Advanced Considerations

Real-world boiling operations rarely behave as ideal textbooks suggest. Heat losses through vessel walls, vapor carryover, and dissolved solids all influence the result. Engineers mitigate these factors by insulating tanks, installing vapor condensers that recover latent heat, and monitoring dissolved solids through conductivity probes. Standards published by the U.S. Environmental Protection Agency (epa.gov) encourage facilities to track heat recovery opportunities, because reusing condensate can reclaim up to 15% of otherwise wasted thermal energy. If you need hyper-accurate results, consider adding correction terms for heat capacity of the vessel, stirrer energy, or enthalpy of dilution.

Fluid mixtures require special treatment. For example, brines used in snow-melt systems exhibit boiling point elevation, so ΔT increases with salt concentration. Multi-component distillation also involves varying latent heat as one component vaporizes first, altering the mixture composition. In these cases, numerical methods or rigorous simulation software may be necessary. However, the fundamental equation remains valid: integrate the specific heat over the temperature range and add the latent heat over the vaporized fraction.

Practical Tips for Accurate Field Measurements

  • Calibrate sensors quarterly: Thermocouple drift of even 1 °C can skew energy estimates for large batches.
  • Account for stirrer power: Agitation energy becomes heat and should be subtracted from external energy demand.
  • Monitor steam quality: Wet steam delivers less enthalpy; deploy separators to maintain dryness fractions above 0.95.
  • Use insulated sight glasses: Observation ports without proper insulation act as mini-radiators that leach heat.
  • Track vapor capture: Condensing and reusing vapor can offset water consumption and reclaim up to 10% of latent heat.

Process documentation should include drawings of the heating loop, instrumentation diagrams, and a change log for property updates. When you revise a recipe or switch a solvent, recalculate the heat demand immediately and file the results with your safety officer. Doing so reinforces hazard analyses because overpressure incidents often stem from unexpected vapor production.

Common Mistakes to Avoid

One frequent error is treating specific heat as constant across temperature ranges. In reality, cp for water increases by about 1% between 20 °C and 80 °C. For precision-critical industries, integrate cp(T) over the interval or consult polynomial fits from property databases. Another mistake centers on assumptions about vaporization fraction. Many applications only require partial boil-off, yet teams plug 100% into equations, dramatically overestimating energy. The calculator’s “Portion to vaporize” input prevents this by letting you enter any percentage. Lastly, teams often forget to adjust for altitude and pressure. Operating at 2,000 meters, water boils near 93 °C, reducing sensible heat but not latent heat, while pressurized cooking takes the opposite path, needing more sensible heat due to elevated boiling points.
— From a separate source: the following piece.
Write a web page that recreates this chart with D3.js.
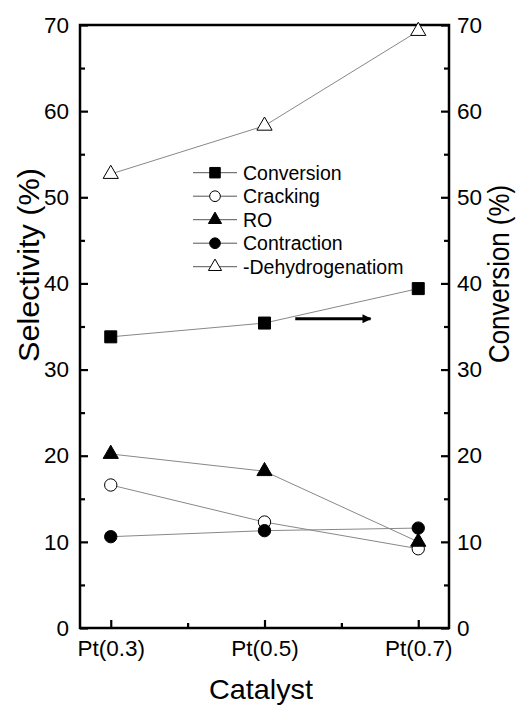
<!DOCTYPE html>
<html>
<head>
<meta charset="utf-8">
<script src="https://cdn.jsdelivr.net/npm/d3@7"></script>
<style>
  html, body { margin: 0; padding: 0; background: #fff; }
  svg { display: block; font-family: "Liberation Sans", Arial, sans-serif; }
</style>
</head>
<body>
<svg id="chart" width="525" height="705"></svg>
<script>
const categories = ["Pt(0.3)", "Pt(0.5)", "Pt(0.7)"];
const conversion = [33.8, 35.4, 39.4];
const cracking = [16.6, 12.3, 9.2];
const ro = [20.2, 18.2, 10.0];
const contraction = [10.6, 11.3, 11.6];
const dehydrogenation = [52.7, 58.3, 69.3];
const seriesNames = ["Conversion", "Cracking", "RO", "Contraction", "-Dehydrogenatiom"];
const yTicks = [0, 10, 20, 30, 40, 50, 60, 70];

(function () {
const series = [
  { name: seriesNames[0], values: conversion, symbol: d3.symbolSquare, size: 144, fill: "#000", lsize: 110 },
  { name: seriesNames[1], values: cracking, symbol: d3.symbolCircle, size: 120, fill: "#fff", lsize: 90 },
  { name: seriesNames[2], values: ro, symbol: d3.symbolTriangle, size: 100, fill: "#000", lsize: 75 },
  { name: seriesNames[3], values: contraction, symbol: d3.symbolCircle, size: 120, fill: "#000", lsize: 90 },
  { name: seriesNames[4], values: dehydrogenation, symbol: d3.symbolTriangle, size: 100, fill: "#fff", lsize: 75 }
];

const svg = d3.select("#chart");
const mL = 80, mR = 449, mT = 25, mB = 628;

const x = d3.scaleLinear().domain([-0.2, 2.2]).range([mL, mR]);
const y = d3.scaleLinear().domain([0, 70]).range([mB, mT]);
const y2 = d3.scaleLinear().domain([0, 70]).range([mB, mT]);

const minorY = d3.range(5, 70, 10);
function styleAxis(g) {
  g.select(".domain").remove();
  g.selectAll(".tick line").attr("stroke", "#000").attr("stroke-width", 2.2);
  g.selectAll(".tick text").attr("fill", "#000").attr("font-family", "Liberation Sans, Arial, sans-serif");
}

const gl = svg.append("g").attr("transform", `translate(${mL},0)`)
  .call(d3.axisLeft(y).tickValues(yTicks).tickSizeInner(-8).tickSizeOuter(0).tickPadding(11));
styleAxis(gl);
gl.selectAll(".tick text").attr("font-size", 22.5);
svg.append("g").attr("transform", `translate(${mL},0)`)
  .call(d3.axisLeft(y).tickValues(minorY).tickSize(-5).tickFormat(""))
  .call(styleAxis);

const gr = svg.append("g").attr("transform", `translate(${mR},0)`)
  .call(d3.axisRight(y2).tickValues(yTicks).tickSizeInner(-8).tickSizeOuter(0).tickPadding(8));
styleAxis(gr);
gr.selectAll(".tick text").attr("font-size", 22.5);
svg.append("g").attr("transform", `translate(${mR},0)`)
  .call(d3.axisRight(y2).tickValues(minorY).tickSize(-5).tickFormat(""))
  .call(styleAxis);

const gb = svg.append("g").attr("transform", `translate(0,${mB})`)
  .call(d3.axisBottom(x).tickValues([0, 1, 2]).tickFormat(i => categories[i]).tickSizeInner(-8).tickSizeOuter(0).tickPadding(12));
styleAxis(gb);
gb.selectAll(".tick text").attr("font-size", 22.5);
svg.append("g").attr("transform", `translate(0,${mB})`)
  .call(d3.axisBottom(x).tickValues([0.5, 1.5]).tickSize(-5).tickFormat(""))
  .call(styleAxis);

svg.append("rect").attr("x", mL).attr("y", mT).attr("width", mR - mL).attr("height", mB - mT)
  .attr("fill", "none").attr("stroke", "#000").attr("stroke-width", 2.5);

const line = d3.line().x((d, i) => x(i)).y(d => y(d));
series.forEach(s => {
  svg.append("path").datum(s.values).attr("d", line)
    .attr("fill", "none").attr("stroke", "#888").attr("stroke-width", 1);
});
series.forEach(s => {
  svg.append("g").selectAll("path").data(s.values).join("path")
    .attr("transform", (d, i) => `translate(${x(i)},${y(d)})`)
    .attr("d", d3.symbol().type(s.symbol).size(s.size))
    .attr("fill", s.fill).attr("stroke", "#000").attr("stroke-width", 1);
});

svg.append("defs").append("marker").attr("id", "ah")
  .attr("viewBox", "0 0 10 10").attr("refX", 9).attr("refY", 5)
  .attr("markerWidth", 5).attr("markerHeight", 3).attr("orient", "auto").attr("markerUnits", "strokeWidth")
  .append("path").attr("d", "M0,0 L10,5 L0,10 Z").attr("fill", "#000");
svg.append("line").attr("x1", x(1.2)).attr("x2", x(1.69)).attr("y1", y2(35.9)).attr("y2", y2(35.9))
  .attr("stroke", "#000").attr("stroke-width", 3).attr("marker-end", "url(#ah)");

const lg = svg.append("g");
series.forEach((s, i) => {
  const ly = 172.7 + i * 23.5;
  lg.append("line").attr("x1", 193).attr("x2", 237).attr("y1", ly).attr("y2", ly)
    .attr("stroke", "#555").attr("stroke-width", 1);
  lg.append("path").attr("transform", `translate(215,${ly})`)
    .attr("d", d3.symbol().type(s.symbol).size(s.lsize))
    .attr("fill", s.fill).attr("stroke", "#000").attr("stroke-width", 1);
  lg.append("text").attr("x", 243).attr("y", ly + 7).attr("font-size", 19.5).text(s.name);
});

svg.append("text").attr("transform", `translate(39,265) rotate(-90)`).attr("text-anchor", "middle")
  .attr("font-size", 30).attr("textLength", 194).attr("lengthAdjust", "spacingAndGlyphs").text("Selectivity (%)");
svg.append("text").attr("transform", `translate(509,274) rotate(-90)`).attr("text-anchor", "middle")
  .attr("font-size", 30).attr("textLength", 178).attr("lengthAdjust", "spacingAndGlyphs").text("Conversion (%)");
svg.append("text").attr("x", 261).attr("y", 699).attr("text-anchor", "middle")
  .attr("font-size", 28).attr("textLength", 104).attr("lengthAdjust", "spacingAndGlyphs").text("Catalyst");
})();
</script>
</body>
</html>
Integrating Calculations into Operations

Digitizing these calculations streamlines training and ensures consistent decisions across shifts. Embed the calculator logic into a supervisory control system or manufacturing execution system so operators can quickly adjust to batch differences. Pair the results with live metering from flow sensors and energy analyzers to validate performance. Data historians then store measured versus predicted heat loads, enabling statistical process control. When the variance exceeds a threshold, maintenance teams can inspect for fouling, leaks, or insulation failure. Integrating energy accounting also simplifies sustainability reporting because you can trace kilojoules of useful heat to units of production, a metric favored by corporate ESG frameworks.

Conclusion

To summarize, calculating the heat required to boil any liquid involves collecting accurate physical properties, applying the sensible plus latent heat equation, and adjusting for real-world inefficiencies. Whether you are sizing a brewery kettle, planning an inactivation step for a bioreactor, or comparing alternative fuels, the disciplined approach outlined here reduces both cost and risk. Continue exploring primary data from agencies such as NIST and the Department of Energy, validate your assumptions in the field, and leverage tools like the interactive calculator above to capture repeatable, audit-ready results that stand up to scrutiny.